Relevance to Civilian Organizations
While the stakes are rarely life and death, the principle translates directly to large‑scale projects and corporate strategy. When departments optimize for their own metrics—sales chasing volume while production pursues margin, or engineering aiming for perfection while marketing demands speed—the overall organizational objective becomes sub‑optimized. The management‑by‑objectives (MBO) framework, often traced to Peter Drucker, is essentially an attempt to institutionalize the lesson Arnhem taught in blood: shared objectives, transparently communicated and continuously aligned, are the foundation of high‑stakes performance.
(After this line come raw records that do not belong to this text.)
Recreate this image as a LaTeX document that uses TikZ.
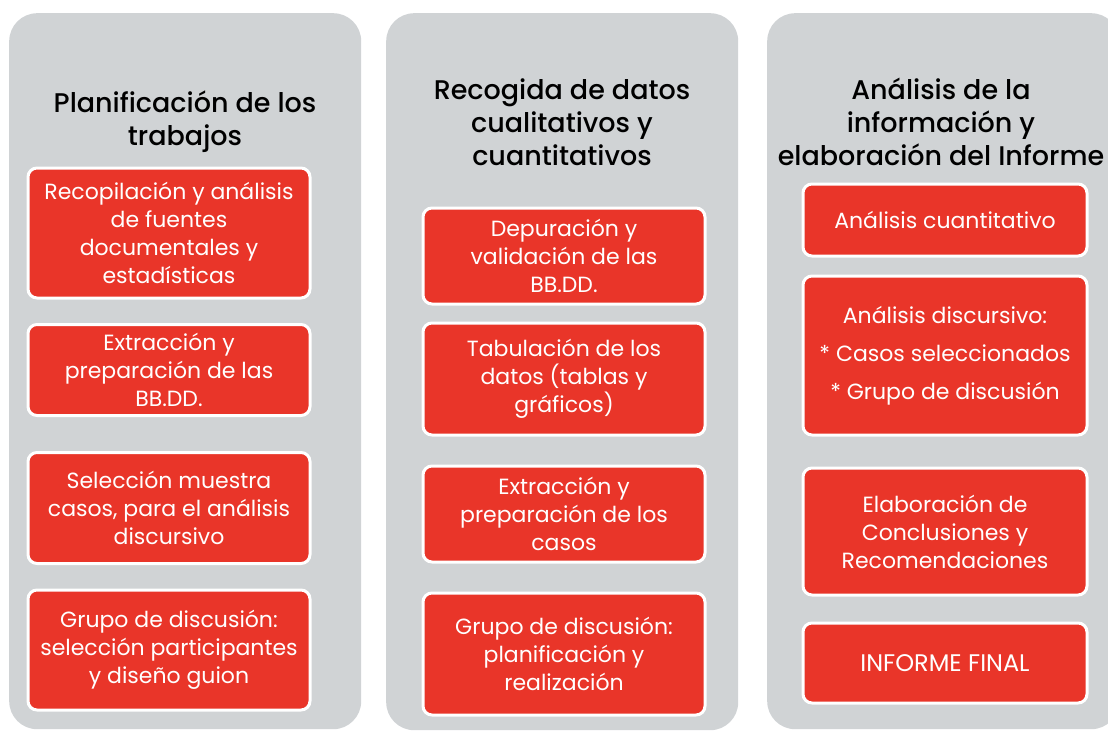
\documentclass[tikz,border=0pt]{standalone}
\usepackage{fontspec}
\setmainfont{Poppins}
\newfontfamily\titlefont{Poppins}[UprightFont=* Medium]
\definecolor{gris}{RGB}{208,211,213}
\definecolor{rojo}{RGB}{233,53,41}

\begin{document}
\begin{tikzpicture}[x=1pt,y=-1pt,
    columna/.style={fill=gris, rounded corners=28pt, inner sep=0pt, anchor=north west},
    caja/.style={fill=rojo, draw=white, line width=3pt, rounded corners=9pt, text=white,
        align=center, inner sep=0pt, minimum width=282pt,
        font=\fontsize{22}{28}\selectfont},
    titulo/.style={align=center, inner sep=0pt, font=\titlefont\fontsize{27}{33}\selectfont}]
    \useasboundingbox (0,0) rectangle (1108,731);
    % columnas
    \node [columna, minimum width=352pt, minimum height=716pt] (col1) at (9,13) {};
    \node [columna, minimum width=352pt, minimum height=717pt] (col2) at (386,13) {};
    \node [columna, minimum width=352pt, minimum height=716pt] (col3) at (767,13) {};
    % titulos
    \node [titulo] (t1) at (185,122) {Planificación de los\\trabajos};
    \node [titulo] (t2) at (562,122) {Recogida de datos\\cualitativos y\\cuantitativos};
    \node [titulo] (t3) at (941,122) {Análisis de la\\información y\\elaboración del Informe};
    % planificacion
    \node [caja, minimum height=130pt] (p1) at (169,233) {Recopilación y análisis\\de fuentes\\documentales y\\estadísticas};
    \node [caja, minimum height=91pt] (p2) at (169,370) {Extracción y\\preparación de las\\BB.DD.};
    \node [caja, minimum height=111pt] (p3) at (169,508) {Selección muestra\\casos, para el análisis\\discursivo};
    \node [caja, minimum height=120pt] (p4) at (169,650) {Grupo de discusión:\\selección participantes\\y diseño guion};
    % recogida
    \node [caja, minimum height=96pt] (r1) at (564,256) {Depuración y\\validación de las\\BB.DD.};
    \node [caja, minimum height=112pt] (r2) at (564,379) {Tabulación de los\\datos (tablas y\\gráficos)};
    \node [caja, minimum height=96pt] (r3) at (564,514) {Extracción y\\preparación de los\\casos};
    \node [caja, minimum height=122pt] (r4) at (564,654) {Grupo de discusión:\\planificación y\\realización};
    % analisis
    \node [caja, minimum width=284pt, minimum height=72pt] (a1) at (945,220) {Análisis cuantitativo};
    \node [caja, minimum width=284pt, minimum height=159pt, font=\fontsize{22}{38}\selectfont] (a2) at (945,355.5) {Análisis discursivo:\\* Casos seleccionados\\* Grupo de discusión};
    \node [caja, minimum width=284pt, minimum height=127pt] (a3) at (945,531.5) {Elaboración de\\Conclusiones y\\Recomendaciones};
    \node [caja, minimum width=284pt, minimum height=80pt, font=\fontsize{24}{28}\selectfont] (a4) at (945,663) {INFORME FINAL};
\end{tikzpicture}
\end{document}
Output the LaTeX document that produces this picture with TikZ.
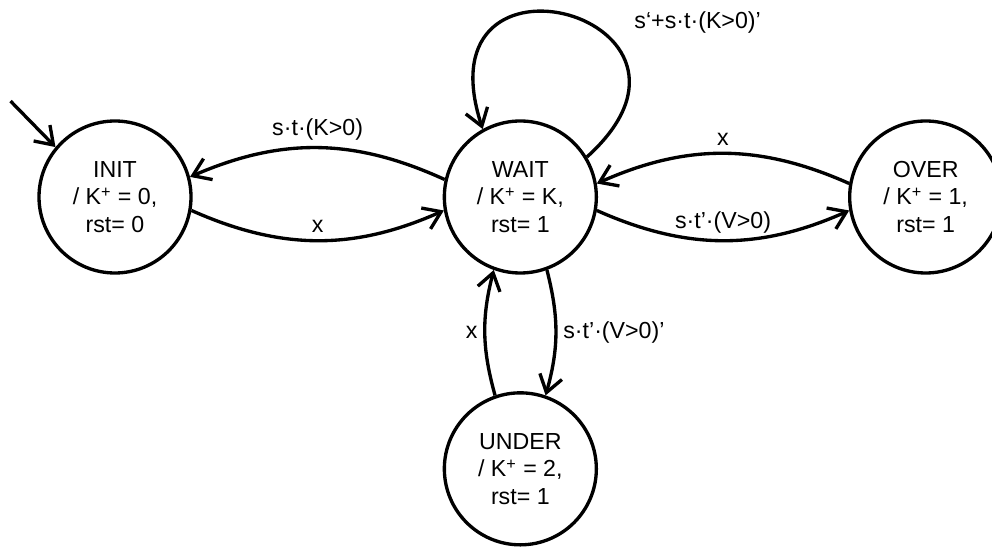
\documentclass[tikz,border=0pt]{standalone}
\usepackage{fontspec}
\setmainfont{Liberation Sans}
\usepackage{tikz}
\usetikzlibrary{arrows.meta, positioning}

\begin{document}
\begin{tikzpicture} [font=\fontsize{13.2}{15.6}\selectfont,
line width=1.9pt, >={Straight Barb[length=9.5pt, width=13pt]},
statenode/.style={circle, draw, minimum size=3.04cm, inner sep=0pt, align=center},
node distance=5.0cm]
%    fixed page size

\useasboundingbox (0,0) rectangle (19.84,10.94);

\node[statenode] (INIT) at (2.30,7.00) {INIT\\/ K\textsuperscript{+} = 0,\\rst= 0};
\node[statenode, right=of INIT] (WAIT) {WAIT\\/ K\textsuperscript{+} = K,\\rst= 1};
\node[statenode, right=of WAIT] (OVER) {OVER\\/ K\textsuperscript{+} = 1,\\rst= 1};
\node[statenode, below=2.33cm of WAIT] (UNDER) {UNDER\\/ K\textsuperscript{+} = 2,\\rst= 1};

% start arrow
\coordinate (start) at ([shift={(-0.90,0.92)}]INIT.140);
\draw[->] (start) -- (INIT.140);

\draw[->] (WAIT.167) to[bend right=24] node[above] {s·t·(K>0)} (INIT.15);
\draw[->] (INIT.-10) to[bend right=24] node[above] {x} (WAIT.190);
\draw[->] (OVER.170) to[bend right=24] node[above] {x} (WAIT.10);
\draw[->] (WAIT.-10) to[bend right=24] node[above] {s·t’·(V>0)} (OVER.190);
\draw[->] (WAIT.-70) to[bend left=15] node[right] {s·t’·(V>0)’} (UNDER.71);
\draw[->] (UNDER.109) to[bend left=15] node[left] {x} (WAIT.250);

% self loop
\draw[->] (WAIT.31) .. controls +(3.1,2.8) and +(-1.3,4.0) .. (WAIT.119)
	node[pos=0.32, anchor=south west, shift={(0.2,0.1)}] {s‘+s·t·(K>0)’};

\end{tikzpicture}
\end{document}
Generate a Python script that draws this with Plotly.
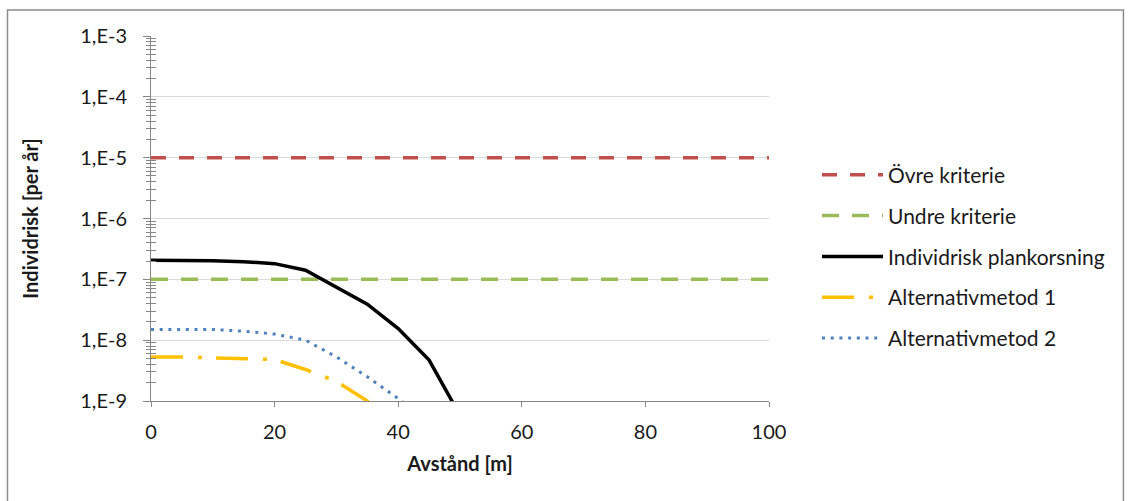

The Enduring Legacy of Arnhem
The Battle of Arnhem does not endure in memory solely because of its tragic romance or its cinematic retelling in A Bridge Too Far. It lives on because it is a masterclass in how not to orchestrate a complex, multi‑unit operation. The misalignment of objectives—from Montgomery’s vaulting ambition to Brereton’s cautious air schedule, from Frost’s stubborn bridge defence to Horrocks’ grinding advance—transformed a audacious gamble into a harrowing defeat. Modern militaries, and even civilian enterprises, now recognize that alignment is not a soft leadership virtue; it is a combat multiplier. When every element of a force is pulling toward precisely the same decisive point, the improbable can become possible. When they pull in different directions, even the most heroic sacrifice can be rendered futile.
The 1st Airborne Division failed to hold the bridge across the Lower Rhine, but its ordeal illuminated a permanent truth: unity of objective is the first prerequisite of operational success. That truth, written in the streets and gardens of Oosterbeek, continues to shape how armies plan, commanders lead, and teams of every kind strive to achieve what appears impossible.